▶ **TASK DIRECTIONS**:
Show every line below where "this" can be found.

-- START EXERCISE INPUT --

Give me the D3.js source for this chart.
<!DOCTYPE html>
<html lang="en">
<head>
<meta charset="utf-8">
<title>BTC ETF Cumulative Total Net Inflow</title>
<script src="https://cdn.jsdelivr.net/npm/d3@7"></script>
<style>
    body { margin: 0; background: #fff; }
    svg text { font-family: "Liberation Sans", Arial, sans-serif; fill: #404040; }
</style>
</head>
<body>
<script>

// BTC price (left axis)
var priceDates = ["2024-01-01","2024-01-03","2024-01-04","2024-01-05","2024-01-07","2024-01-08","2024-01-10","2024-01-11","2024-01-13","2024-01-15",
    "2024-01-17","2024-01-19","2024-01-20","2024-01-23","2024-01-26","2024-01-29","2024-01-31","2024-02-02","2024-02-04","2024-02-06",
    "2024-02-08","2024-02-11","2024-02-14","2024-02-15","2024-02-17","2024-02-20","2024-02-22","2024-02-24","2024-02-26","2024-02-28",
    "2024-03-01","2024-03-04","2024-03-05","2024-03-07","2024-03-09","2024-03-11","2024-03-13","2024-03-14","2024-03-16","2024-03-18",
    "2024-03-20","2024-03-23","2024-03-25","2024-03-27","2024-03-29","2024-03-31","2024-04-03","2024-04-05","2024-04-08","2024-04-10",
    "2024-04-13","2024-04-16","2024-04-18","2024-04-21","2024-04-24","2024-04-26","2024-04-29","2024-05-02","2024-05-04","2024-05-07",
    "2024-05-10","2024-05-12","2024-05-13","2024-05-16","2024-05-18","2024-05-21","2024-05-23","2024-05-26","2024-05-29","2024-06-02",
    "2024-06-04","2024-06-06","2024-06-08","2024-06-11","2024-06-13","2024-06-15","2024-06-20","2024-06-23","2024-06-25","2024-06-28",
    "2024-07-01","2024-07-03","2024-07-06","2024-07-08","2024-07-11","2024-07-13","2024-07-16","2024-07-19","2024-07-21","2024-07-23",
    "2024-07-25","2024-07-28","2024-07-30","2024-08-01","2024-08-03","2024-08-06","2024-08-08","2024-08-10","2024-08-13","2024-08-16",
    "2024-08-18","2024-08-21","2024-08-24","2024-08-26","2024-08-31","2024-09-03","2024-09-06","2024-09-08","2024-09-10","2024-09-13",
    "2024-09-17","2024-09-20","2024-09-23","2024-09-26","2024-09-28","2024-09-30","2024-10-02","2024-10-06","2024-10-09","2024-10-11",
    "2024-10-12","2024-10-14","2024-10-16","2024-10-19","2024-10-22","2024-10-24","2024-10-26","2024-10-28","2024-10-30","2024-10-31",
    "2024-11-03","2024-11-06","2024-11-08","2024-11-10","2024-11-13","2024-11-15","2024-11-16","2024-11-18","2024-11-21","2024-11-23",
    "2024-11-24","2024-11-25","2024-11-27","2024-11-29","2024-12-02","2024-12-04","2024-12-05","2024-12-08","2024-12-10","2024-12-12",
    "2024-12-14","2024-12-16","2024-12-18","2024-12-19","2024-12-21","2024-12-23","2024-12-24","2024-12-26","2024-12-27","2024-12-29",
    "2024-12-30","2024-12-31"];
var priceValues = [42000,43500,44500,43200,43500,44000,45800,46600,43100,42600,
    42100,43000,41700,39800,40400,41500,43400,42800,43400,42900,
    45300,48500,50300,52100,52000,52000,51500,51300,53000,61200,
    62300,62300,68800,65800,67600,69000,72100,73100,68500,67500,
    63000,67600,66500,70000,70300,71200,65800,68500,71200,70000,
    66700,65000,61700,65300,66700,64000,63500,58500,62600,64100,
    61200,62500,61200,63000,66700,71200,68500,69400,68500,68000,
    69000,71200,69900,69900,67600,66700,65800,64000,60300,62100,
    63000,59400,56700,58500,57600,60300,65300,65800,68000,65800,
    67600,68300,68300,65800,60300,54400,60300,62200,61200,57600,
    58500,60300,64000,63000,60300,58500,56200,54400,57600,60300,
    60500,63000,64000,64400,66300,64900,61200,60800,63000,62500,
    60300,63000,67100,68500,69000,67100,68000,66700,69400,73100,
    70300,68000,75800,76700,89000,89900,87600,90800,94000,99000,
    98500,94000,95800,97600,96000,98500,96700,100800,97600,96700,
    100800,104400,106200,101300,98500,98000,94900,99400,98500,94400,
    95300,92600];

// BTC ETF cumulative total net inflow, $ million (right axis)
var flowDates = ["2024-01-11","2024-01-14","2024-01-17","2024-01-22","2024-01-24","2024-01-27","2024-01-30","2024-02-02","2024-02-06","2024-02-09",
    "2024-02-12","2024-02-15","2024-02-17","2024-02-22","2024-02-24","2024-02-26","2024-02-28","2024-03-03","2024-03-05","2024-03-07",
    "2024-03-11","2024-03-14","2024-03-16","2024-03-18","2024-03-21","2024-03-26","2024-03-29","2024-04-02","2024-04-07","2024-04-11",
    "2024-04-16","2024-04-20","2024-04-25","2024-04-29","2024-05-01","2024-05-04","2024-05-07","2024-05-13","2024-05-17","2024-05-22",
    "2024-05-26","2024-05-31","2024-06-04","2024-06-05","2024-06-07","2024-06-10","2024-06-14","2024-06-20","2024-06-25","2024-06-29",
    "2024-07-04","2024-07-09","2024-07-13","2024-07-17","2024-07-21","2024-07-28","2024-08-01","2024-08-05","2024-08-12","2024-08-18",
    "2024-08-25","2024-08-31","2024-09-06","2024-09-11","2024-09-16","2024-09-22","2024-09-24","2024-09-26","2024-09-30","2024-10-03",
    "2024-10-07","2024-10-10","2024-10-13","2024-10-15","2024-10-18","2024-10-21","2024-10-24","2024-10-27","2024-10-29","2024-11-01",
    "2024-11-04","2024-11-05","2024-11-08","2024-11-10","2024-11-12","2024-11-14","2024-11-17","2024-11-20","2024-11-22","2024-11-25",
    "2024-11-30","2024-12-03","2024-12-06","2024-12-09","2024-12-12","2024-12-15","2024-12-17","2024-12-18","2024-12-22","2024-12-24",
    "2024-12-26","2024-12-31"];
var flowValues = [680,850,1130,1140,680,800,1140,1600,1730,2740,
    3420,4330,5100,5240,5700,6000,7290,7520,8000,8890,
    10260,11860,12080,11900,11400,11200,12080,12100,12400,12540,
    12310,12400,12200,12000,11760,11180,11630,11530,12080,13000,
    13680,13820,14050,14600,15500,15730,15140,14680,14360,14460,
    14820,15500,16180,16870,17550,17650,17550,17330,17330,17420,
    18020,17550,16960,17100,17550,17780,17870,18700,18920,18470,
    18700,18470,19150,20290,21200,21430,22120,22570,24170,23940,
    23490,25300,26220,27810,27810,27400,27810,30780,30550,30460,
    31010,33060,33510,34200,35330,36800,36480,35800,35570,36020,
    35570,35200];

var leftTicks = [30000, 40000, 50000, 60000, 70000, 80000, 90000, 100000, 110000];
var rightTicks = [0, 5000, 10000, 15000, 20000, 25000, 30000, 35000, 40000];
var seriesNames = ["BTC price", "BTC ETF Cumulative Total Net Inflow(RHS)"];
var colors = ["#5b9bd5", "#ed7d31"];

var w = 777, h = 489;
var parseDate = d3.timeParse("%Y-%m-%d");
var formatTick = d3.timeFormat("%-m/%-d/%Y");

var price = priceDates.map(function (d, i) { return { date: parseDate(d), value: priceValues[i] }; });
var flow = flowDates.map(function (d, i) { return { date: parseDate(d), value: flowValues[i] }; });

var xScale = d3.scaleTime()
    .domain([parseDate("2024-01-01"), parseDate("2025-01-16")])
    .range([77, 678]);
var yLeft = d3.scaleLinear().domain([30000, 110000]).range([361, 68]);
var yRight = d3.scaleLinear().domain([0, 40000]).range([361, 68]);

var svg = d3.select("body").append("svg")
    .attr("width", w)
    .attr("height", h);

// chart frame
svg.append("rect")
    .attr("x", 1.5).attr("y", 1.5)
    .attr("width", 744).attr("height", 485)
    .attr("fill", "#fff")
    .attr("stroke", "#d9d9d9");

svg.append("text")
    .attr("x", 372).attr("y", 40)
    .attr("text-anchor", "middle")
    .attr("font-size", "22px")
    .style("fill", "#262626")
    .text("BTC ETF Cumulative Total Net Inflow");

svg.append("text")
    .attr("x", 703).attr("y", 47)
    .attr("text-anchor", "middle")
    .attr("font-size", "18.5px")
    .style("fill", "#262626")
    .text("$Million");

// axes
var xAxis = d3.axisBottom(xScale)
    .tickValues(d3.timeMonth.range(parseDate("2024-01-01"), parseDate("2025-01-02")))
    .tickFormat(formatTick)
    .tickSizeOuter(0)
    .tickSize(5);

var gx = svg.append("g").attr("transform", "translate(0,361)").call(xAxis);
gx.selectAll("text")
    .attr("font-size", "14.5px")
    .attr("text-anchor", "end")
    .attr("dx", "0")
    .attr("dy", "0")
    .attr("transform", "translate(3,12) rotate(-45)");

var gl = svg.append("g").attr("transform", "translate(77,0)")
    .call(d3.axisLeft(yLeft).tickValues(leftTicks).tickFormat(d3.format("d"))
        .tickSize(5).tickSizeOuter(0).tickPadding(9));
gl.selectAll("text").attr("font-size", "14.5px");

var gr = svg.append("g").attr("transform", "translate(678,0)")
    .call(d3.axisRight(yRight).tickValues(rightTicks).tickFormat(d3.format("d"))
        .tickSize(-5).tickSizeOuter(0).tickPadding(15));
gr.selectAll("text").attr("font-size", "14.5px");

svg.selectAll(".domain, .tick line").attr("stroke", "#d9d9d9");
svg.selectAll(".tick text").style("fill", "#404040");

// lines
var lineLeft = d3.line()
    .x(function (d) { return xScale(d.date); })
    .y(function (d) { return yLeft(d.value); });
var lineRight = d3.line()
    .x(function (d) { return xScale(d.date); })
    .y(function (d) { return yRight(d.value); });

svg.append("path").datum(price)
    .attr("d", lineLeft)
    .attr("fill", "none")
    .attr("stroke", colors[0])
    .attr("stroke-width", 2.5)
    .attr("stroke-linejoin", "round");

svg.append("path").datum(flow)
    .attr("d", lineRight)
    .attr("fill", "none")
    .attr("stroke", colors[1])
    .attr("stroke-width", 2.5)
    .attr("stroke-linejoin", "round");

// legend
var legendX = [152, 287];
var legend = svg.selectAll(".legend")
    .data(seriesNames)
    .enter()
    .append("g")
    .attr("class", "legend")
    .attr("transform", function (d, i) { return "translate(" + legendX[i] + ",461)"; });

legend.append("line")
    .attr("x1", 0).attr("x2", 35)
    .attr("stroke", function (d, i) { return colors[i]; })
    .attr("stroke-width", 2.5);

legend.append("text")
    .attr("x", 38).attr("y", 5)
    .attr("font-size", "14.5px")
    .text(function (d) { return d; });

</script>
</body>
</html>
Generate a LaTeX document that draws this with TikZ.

-- END EXERCISE INPUT --

▶ **FINAL RESULT**:
Give me the D3.js source for this chart.
Generate a LaTeX document that draws this with TikZ.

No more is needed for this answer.